The cement is the second component necessary for achieving complete zonal isolation, which is required for operational safety and environmental compliance. By creating a physical and hydraulic seal, the cement sheath prevents fluid communication between geological layers, stopping high-pressure gas from migrating up the annulus. A poor cement job can lead to cross-flow between zones, potentially contaminating shallower zones or causing pressure buildup that threatens containment.
The cement also protects the steel casing from corrosive formation fluids in the surrounding rock. During cementing, spacers and chemical washes are pumped ahead of the slurry to clean the wellbore walls and ensure the cement bonds effectively to the steel and the formation. Engineers use logging tools to evaluate the bond quality after the cement cures. If primary cementing is defective, remedial techniques like squeeze cementing are performed to inject cement into gaps and restore the necessary seal.
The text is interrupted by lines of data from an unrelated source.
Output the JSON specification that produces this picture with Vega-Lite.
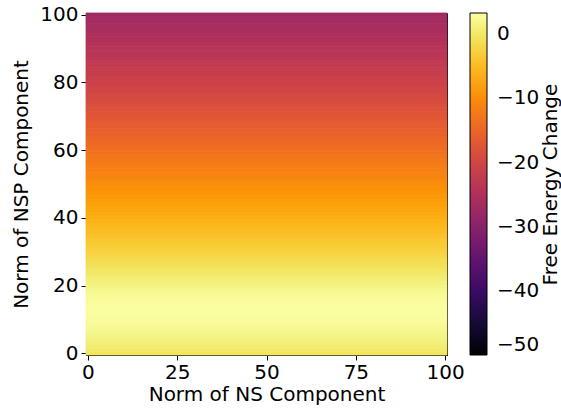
{
  "$schema": "https://vega.github.io/schema/vega-lite/v6.json",
  "width": 361,
  "height": 342,
  "autosize": {"type": "none"},
  "padding": {"left": 86, "top": 13, "right": 114, "bottom": 57},
  "background": "white",
  "config": {
    "font": "DejaVu Sans",
    "view": {"stroke": "black", "strokeWidth": 1},
    "axis": {
      "labelFont": "DejaVu Sans", "labelFontSize": 20, "labelColor": "black",
      "titleFont": "DejaVu Sans", "titleFontSize": 20, "titleColor": "black", "titleFontWeight": "normal",
      "domainColor": "black", "tickColor": "black", "tickSize": 5, "grid": false
    },
    "legend": {
      "labelFont": "DejaVu Sans", "labelFontSize": 20, "labelColor": "black",
      "titleFont": "DejaVu Sans", "titleFontSize": 20, "titleColor": "black", "titleFontWeight": "normal"
    }
  },
  "data": {"values": [
    {"lo":-0.5,"hi":0.5,"dF":-0.3},{"lo":0.5,"hi":1.5,"dF":0.1},{"lo":1.5,"hi":2.5,"dF":0.5},{"lo":2.5,"hi":3.5,"dF":0.9},
    {"lo":3.5,"hi":4.5,"dF":1.3},{"lo":4.5,"hi":5.5,"dF":1.6},{"lo":5.5,"hi":6.5,"dF":1.9},{"lo":6.5,"hi":7.5,"dF":2.2},
    {"lo":7.5,"hi":8.5,"dF":2.4},{"lo":8.5,"hi":9.5,"dF":2.6},{"lo":9.5,"hi":10.5,"dF":2.8},{"lo":10.5,"hi":11.5,"dF":2.9},
    {"lo":11.5,"hi":12.5,"dF":3.0},{"lo":12.5,"hi":13.5,"dF":3.0},{"lo":13.5,"hi":14.5,"dF":3.0},{"lo":14.5,"hi":15.5,"dF":2.9},
    {"lo":15.5,"hi":16.5,"dF":2.7},{"lo":16.5,"hi":17.5,"dF":2.5},{"lo":17.5,"hi":18.5,"dF":2.2},{"lo":18.5,"hi":19.5,"dF":1.9},
    {"lo":19.5,"hi":20.5,"dF":1.5},{"lo":20.5,"hi":21.5,"dF":1.2},{"lo":21.5,"hi":22.5,"dF":0.8},{"lo":22.5,"hi":23.5,"dF":0.4},
    {"lo":23.5,"hi":24.5,"dF":0.0},{"lo":24.5,"hi":25.5,"dF":-0.4},{"lo":25.5,"hi":26.5,"dF":-0.8},{"lo":26.5,"hi":27.5,"dF":-1.2},
    {"lo":27.5,"hi":28.5,"dF":-1.6},{"lo":28.5,"hi":29.5,"dF":-2.0},{"lo":29.5,"hi":30.5,"dF":-2.4},{"lo":30.5,"hi":31.5,"dF":-2.8},
    {"lo":31.5,"hi":32.5,"dF":-3.2},{"lo":32.5,"hi":33.5,"dF":-3.5},{"lo":33.5,"hi":34.5,"dF":-3.9},{"lo":34.5,"hi":35.5,"dF":-4.3},
    {"lo":35.5,"hi":36.5,"dF":-4.7},{"lo":36.5,"hi":37.5,"dF":-5.1},{"lo":37.5,"hi":38.5,"dF":-5.4},{"lo":38.5,"hi":39.5,"dF":-5.8},
    {"lo":39.5,"hi":40.5,"dF":-6.2},{"lo":40.5,"hi":41.5,"dF":-6.6},{"lo":41.5,"hi":42.5,"dF":-7.0},{"lo":42.5,"hi":43.5,"dF":-7.3},
    {"lo":43.5,"hi":44.5,"dF":-7.7},{"lo":44.5,"hi":45.5,"dF":-8.1},{"lo":45.5,"hi":46.5,"dF":-8.5},{"lo":46.5,"hi":47.5,"dF":-8.9},
    {"lo":47.5,"hi":48.5,"dF":-9.2},{"lo":48.5,"hi":49.5,"dF":-9.6},{"lo":49.5,"hi":50.5,"dF":-10.0},{"lo":50.5,"hi":51.5,"dF":-10.4},
    {"lo":51.5,"hi":52.5,"dF":-10.7},{"lo":52.5,"hi":53.5,"dF":-11.1},{"lo":53.5,"hi":54.5,"dF":-11.4},{"lo":54.5,"hi":55.5,"dF":-11.8},
    {"lo":55.5,"hi":56.5,"dF":-12.2},{"lo":56.5,"hi":57.5,"dF":-12.5},{"lo":57.5,"hi":58.5,"dF":-12.9},{"lo":58.5,"hi":59.5,"dF":-13.2},
    {"lo":59.5,"hi":60.5,"dF":-13.6},{"lo":60.5,"hi":61.5,"dF":-14.0},{"lo":61.5,"hi":62.5,"dF":-14.3},{"lo":62.5,"hi":63.5,"dF":-14.7},
    {"lo":63.5,"hi":64.5,"dF":-15.0},{"lo":64.5,"hi":65.5,"dF":-15.4},{"lo":65.5,"hi":66.5,"dF":-15.8},{"lo":66.5,"hi":67.5,"dF":-16.1},
    {"lo":67.5,"hi":68.5,"dF":-16.5},{"lo":68.5,"hi":69.5,"dF":-16.8},{"lo":69.5,"hi":70.5,"dF":-17.2},{"lo":70.5,"hi":71.5,"dF":-17.6},
    {"lo":71.5,"hi":72.5,"dF":-17.9},{"lo":72.5,"hi":73.5,"dF":-18.3},{"lo":73.5,"hi":74.5,"dF":-18.6},{"lo":74.5,"hi":75.5,"dF":-19.0},
    {"lo":75.5,"hi":76.5,"dF":-19.4},{"lo":76.5,"hi":77.5,"dF":-19.7},{"lo":77.5,"hi":78.5,"dF":-20.1},{"lo":78.5,"hi":79.5,"dF":-20.4},
    {"lo":79.5,"hi":80.5,"dF":-20.8},{"lo":80.5,"hi":81.5,"dF":-21.1},{"lo":81.5,"hi":82.5,"dF":-21.4},{"lo":82.5,"hi":83.5,"dF":-21.7},
    {"lo":83.5,"hi":84.5,"dF":-22.0},{"lo":84.5,"hi":85.5,"dF":-22.4},{"lo":85.5,"hi":86.5,"dF":-22.7},{"lo":86.5,"hi":87.5,"dF":-23.0},
    {"lo":87.5,"hi":88.5,"dF":-23.3},{"lo":88.5,"hi":89.5,"dF":-23.6},{"lo":89.5,"hi":90.5,"dF":-23.9},{"lo":90.5,"hi":91.5,"dF":-24.2},
    {"lo":91.5,"hi":92.5,"dF":-24.5},{"lo":92.5,"hi":93.5,"dF":-24.8},{"lo":93.5,"hi":94.5,"dF":-25.1},{"lo":94.5,"hi":95.5,"dF":-25.5},
    {"lo":95.5,"hi":96.5,"dF":-25.8},{"lo":96.5,"hi":97.5,"dF":-26.1},{"lo":97.5,"hi":98.5,"dF":-26.4},{"lo":98.5,"hi":99.5,"dF":-26.7},
    {"lo":99.5,"hi":100.5,"dF":-27.0}
  ]},
  "layer": [
    {
      "mark": {"type": "rect", "strokeWidth": 0.8, "stroke": {"expr": "scale('color', datum.dF)"}},
      "encoding": {
        "x": {"datum": -0.5, "type": "quantitative",
          "scale": {"domain": [-0.5, 100.5], "nice": false, "zero": false},
          "axis": {"values": [0, 25, 50, 75, 100], "title": "Norm of NS Component", "titlePadding": 2, "labelPadding": 2}},
        "x2": {"datum": 100.5},
        "y": {"field": "lo", "type": "quantitative",
          "scale": {"domain": [-0.5, 100.5], "nice": false, "zero": false},
          "axis": {"values": [0, 20, 40, 60, 80, 100], "title": "Norm of NSP Component", "titlePadding": 8, "labelPadding": 3}},
        "y2": {"field": "hi"},
        "color": {"field": "dF", "type": "quantitative",
          "scale": {"scheme": "inferno", "domain": [-50, 3.3]},
          "legend": {"type": "gradient", "title": null, "orient": "none", "legendX": 384, "legendY": 0, "padding": 0,
            "values": [-50, -40, -30, -20, -10, 0], "labelOverlap": false,
            "gradientLength": 342, "gradientThickness": 17, "gradientStrokeColor": "black", "gradientStrokeWidth": 1,
            "labelOffset": 10}}
      }
    },
    {
      "mark": {"type": "rect", "opacity": 0},
      "encoding": {
        "x": {"datum": -0.5, "type": "quantitative"},
        "x2": {"datum": 100.5},
        "y": {"field": "lo", "type": "quantitative",
          "scale": {"domain": [-0.5, 100.5], "nice": false, "zero": false},
          "axis": {"orient": "right", "title": "Free Energy Change", "labels": false, "ticks": false, "domain": false,
            "titleAngle": 270, "titleBaseline": "top", "titleAlign": "center", "titlePadding": 93}},
        "y2": {"field": "hi"}
      }
    }
  ],
  "resolve": {"axis": {"y": "independent"}}
}
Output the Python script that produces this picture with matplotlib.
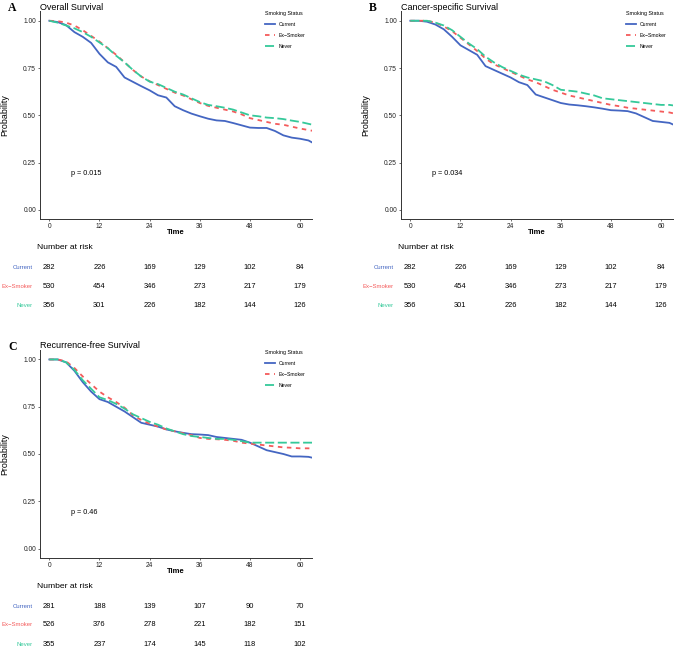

Monitoring Casing Integrity Over Time
The production casing is designed to last for the well’s entire operational life, often spanning 20 to 30 years, but it is continuously subjected to mechanical wear and chemical attack. Over time, the casing wall can thin due to internal corrosion from reservoir fluids or external corrosion from surrounding rock water. Monitoring the integrity of this steel barrier is a continuous process throughout the well’s life to ensure safety and sustained production.
A primary monitoring technique involves checking for Sustained Casing Pressure (SCP), which is pressure that rebuilds in the annulus after being bled off at the surface. SCP indicates that the cement or casing has failed, creating an unplanned path for formation fluids to enter the space between the casing strings. To assess the physical condition of the steel, non-destructive testing tools are run inside the wellbore. These tools, including magnetic flux leakage (MFL) and ultrasonic logs, detect, locate, and quantify metal loss from corrosion or mechanical damage.
Failure of the production casing can lead to a loss of well control, environmental contamination, or a reduction in hydrocarbon production. Regular integrity checks and maintenance, such as scale removal or remedial cementing, are necessary to prevent these consequences. Data collected from monitoring programs track corrosion progression, evaluate mitigation effectiveness, and guide timely intervention or repair efforts, extending the productive life of the well.